On those nights when Q and I simply can’t agree on what to watch, and neither of us have strong feelings one way or another, inevitably we turn to the bowl of shame. The bowl of shame is where we keep our cull* list, so when we turn to it, we’re indecisive, desperate, or both. In our younger days when we were more vital and resilient, we’d
watch the cull list through, with no breaks for “good” movies. But perhaps we’ve been scarred by too many duds to attempt to live through such an experience again. At any rate, the bowl sits there mocking us, and some evenings we just can’t resist. The night we chose Slam Dance I recall being particularly whiny and inconsolable, for what reason, I don’t know. I thought the title seemed promising, and knowing it was written by Don Opper of Android fame made it all the more enticing.
Unfortunately, the movie is pretty exhausting straight from the get-go. C.C. Drood (Tom Hulce) is a cartoonist keeping his head just above water. He lives in what looks like a large shower, though by all accounts it is his apartment. Maybe it looks like shit because it’s just temporary: he and his wife Helen (Mary Elizabeth Mastrantonio) are taking a break, and the guy needs a place to hole up for a while. That’s what happens when you get frisky with a call girl named Yolanda (Virginia Madsen).

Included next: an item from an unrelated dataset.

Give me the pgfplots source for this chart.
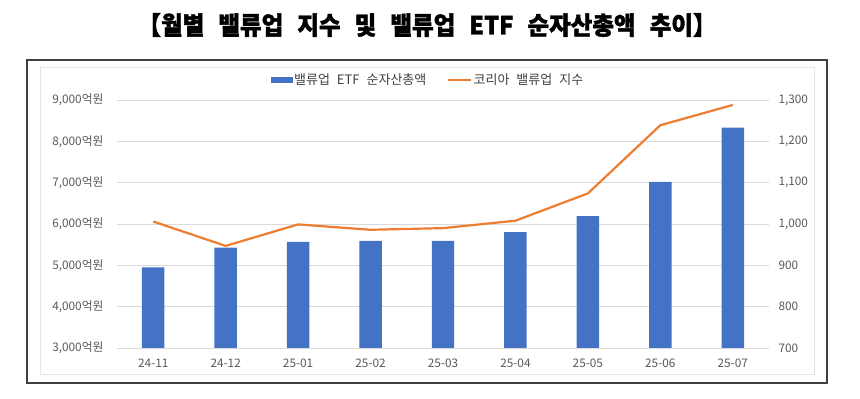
\documentclass[border=0pt]{standalone}
\usepackage{fontspec}
\setmainfont{Noto Sans CJK KR}
\newfontfamily\titlefont[BoldFeatures={FakeBold=1.5}]{Noto Sans CJK KR}
\usepackage{pgfplots}
\pgfplotsset{compat=1.18}
\definecolor{barblue}{HTML}{4472C4}
\definecolor{lineorange}{HTML}{ED7D31}
\definecolor{gridgray}{HTML}{D9D9D9}
\definecolor{ticktext}{HTML}{595959}
\definecolor{legtext}{HTML}{404040}
\begin{document}
\begin{tikzpicture}
\path[use as bounding box] (0pt,0pt) rectangle (860pt,399pt);
\draw[line width=1.5pt, color=black!75] (27pt,16pt) rectangle (827pt,339pt);
\draw[line width=0.8pt, color=gray!20] (40pt,25pt) rectangle (814pt,332pt);
\node[font=\titlefont\bfseries\fontsize{25}{29}\selectfont, xscale=0.94] at (427pt,374pt) {【월별\hspace{15pt}밸류업\hspace{15pt}지수\hspace{15pt}및\hspace{15pt}밸류업\hspace{15pt}ETF\hspace{15pt}순자산총액\hspace{15pt}추이】};
\begin{axis}[
  at={(117pt,51pt)}, anchor=south west, scale only axis,
  width=652pt, height=248pt,
  xmin=-0.5, xmax=8.5, ymin=3000, ymax=9000,
  axis line style={draw=none}, major tick length=0pt,
  ymajorgrids, grid style={gridgray, line width=0.8pt},
  xtick={0,...,8},
  xticklabels={24-11,24-12,25-01,25-02,25-03,25-04,25-05,25-06,25-07},
  ytick={3000,4000,5000,6000,7000,8000,9000},
  yticklabels={{3,000억원},{4,000억원},{5,000억원},{6,000억원},{7,000억원},{8,000억원},{9,000억원}},
  tick label style={font=\fontsize{11.8}{13}\selectfont, color=ticktext},
  yticklabel style={xshift=-10pt},
  xticklabel style={yshift=-7pt},
]
\addplot[ybar, bar width=0.31, fill=barblue, draw=none] coordinates {
(0,4950) (1,5430) (2,5570) (3,5590) (4,5590) (5,5806) (6,6190) (7,7020) (8,8330)};
\end{axis}
\begin{axis}[
  at={(117pt,51pt)}, anchor=south west, scale only axis,
  width=652pt, height=248pt,
  xmin=-0.5, xmax=8.5, ymin=700, ymax=1300,
  axis line style={draw=none}, major tick length=0pt,
  axis y line*=right, xtick=\empty,
  ytick={700,800,900,1000,1100,1200,1300},
  yticklabels={700,800,900,{1,000},{1,100},{1,200},{1,300}},
  tick label style={font=\fontsize{11.8}{13}\selectfont, color=ticktext},
  yticklabel style={xshift=6pt},
  legend columns=2,
  legend style={at={(0.477,1.081)}, anchor=center, draw=none, fill=none,
    font=\fontsize{13}{15}\selectfont, text=legtext,
    /tikz/every even column/.append style={column sep=18pt}},
]
\addlegendimage{legend image code/.code={\fill[barblue] (0pt,-2.5pt) rectangle (21pt,2.5pt);}}
\addlegendentry{밸류업\hspace{7pt}ETF\hspace{7pt}순자산총액}
\addplot[lineorange, line width=2.2pt, mark=none,
  legend image code/.code={\draw[lineorange, line width=2.2pt] (0pt,0pt) -- (23pt,0pt);}] coordinates {
(0,1006) (1,947) (2,999) (3,986) (4,990) (5,1008) (6,1074) (7,1239) (8,1288)};
\addlegendentry{코리아\hspace{7pt}밸류업\hspace{7pt}지수}
\end{axis}
\end{tikzpicture}
\end{document}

But what happens when that call girl is found murdered? Obviously the cops and the murderers try to pin it on a doofus cartoonist, right? Of course! Drood finds himself in a web of, well, very bad things, and not even Good Cop Benjamin Smiley (Harry Dean Stanton) can seem to shake him out of it. Who’s behind this whole thing? Is it Detective Gilbert (John Doe), who seems pretty clearly hellbent on blaming Drood for the whole affair, and then some? Or what about Drood’s shady art dealer Campbell (Adam Ant); maybe he’d like to put Drood away for good so he can keep on banging his wife? Or, I don’t know, maybe it’s the lesbian madam who was in love with Yolanda?
Ultimately, who fucking cares? I certainly didn’t give a shit who lived, died, or lied in this movie. I did learn a few things, though: 1) I don’t like Tom Hulce. 2) I don’t like Virginia Madsen. 3) Don Opper should stick to movies about robots. 4) Harry Dean Stanton can’t save every movie he’s in. 5) Perhaps I should stay away from anything billed as an “erotic thriller.”
I can’t put my finger on exactly why this movie was so irritating. Perhaps it was simply that it thought it was way more clever than it actually was. There’s sort of this Doppelgänger thing going on, and that’s not interesting. And crooked cops aren’t really interesting. And philandering husbands aren’t interesting. And lesbian call girls are perhaps the least interesting thing of all. Maybe this movie might have been, like, subversive if it had been made in the 1950’s or something… but for 1987 it just looks like a coked-out mess. Gladly putting this one on the discard pile. Sorry, Don.
*Q and I have decided it’s time for a great cull; an early spring cleaning. We have a large number of movies we have not yet seen. Are these movies any good? This is the question we are out to answer. If it’s no good, out it goes.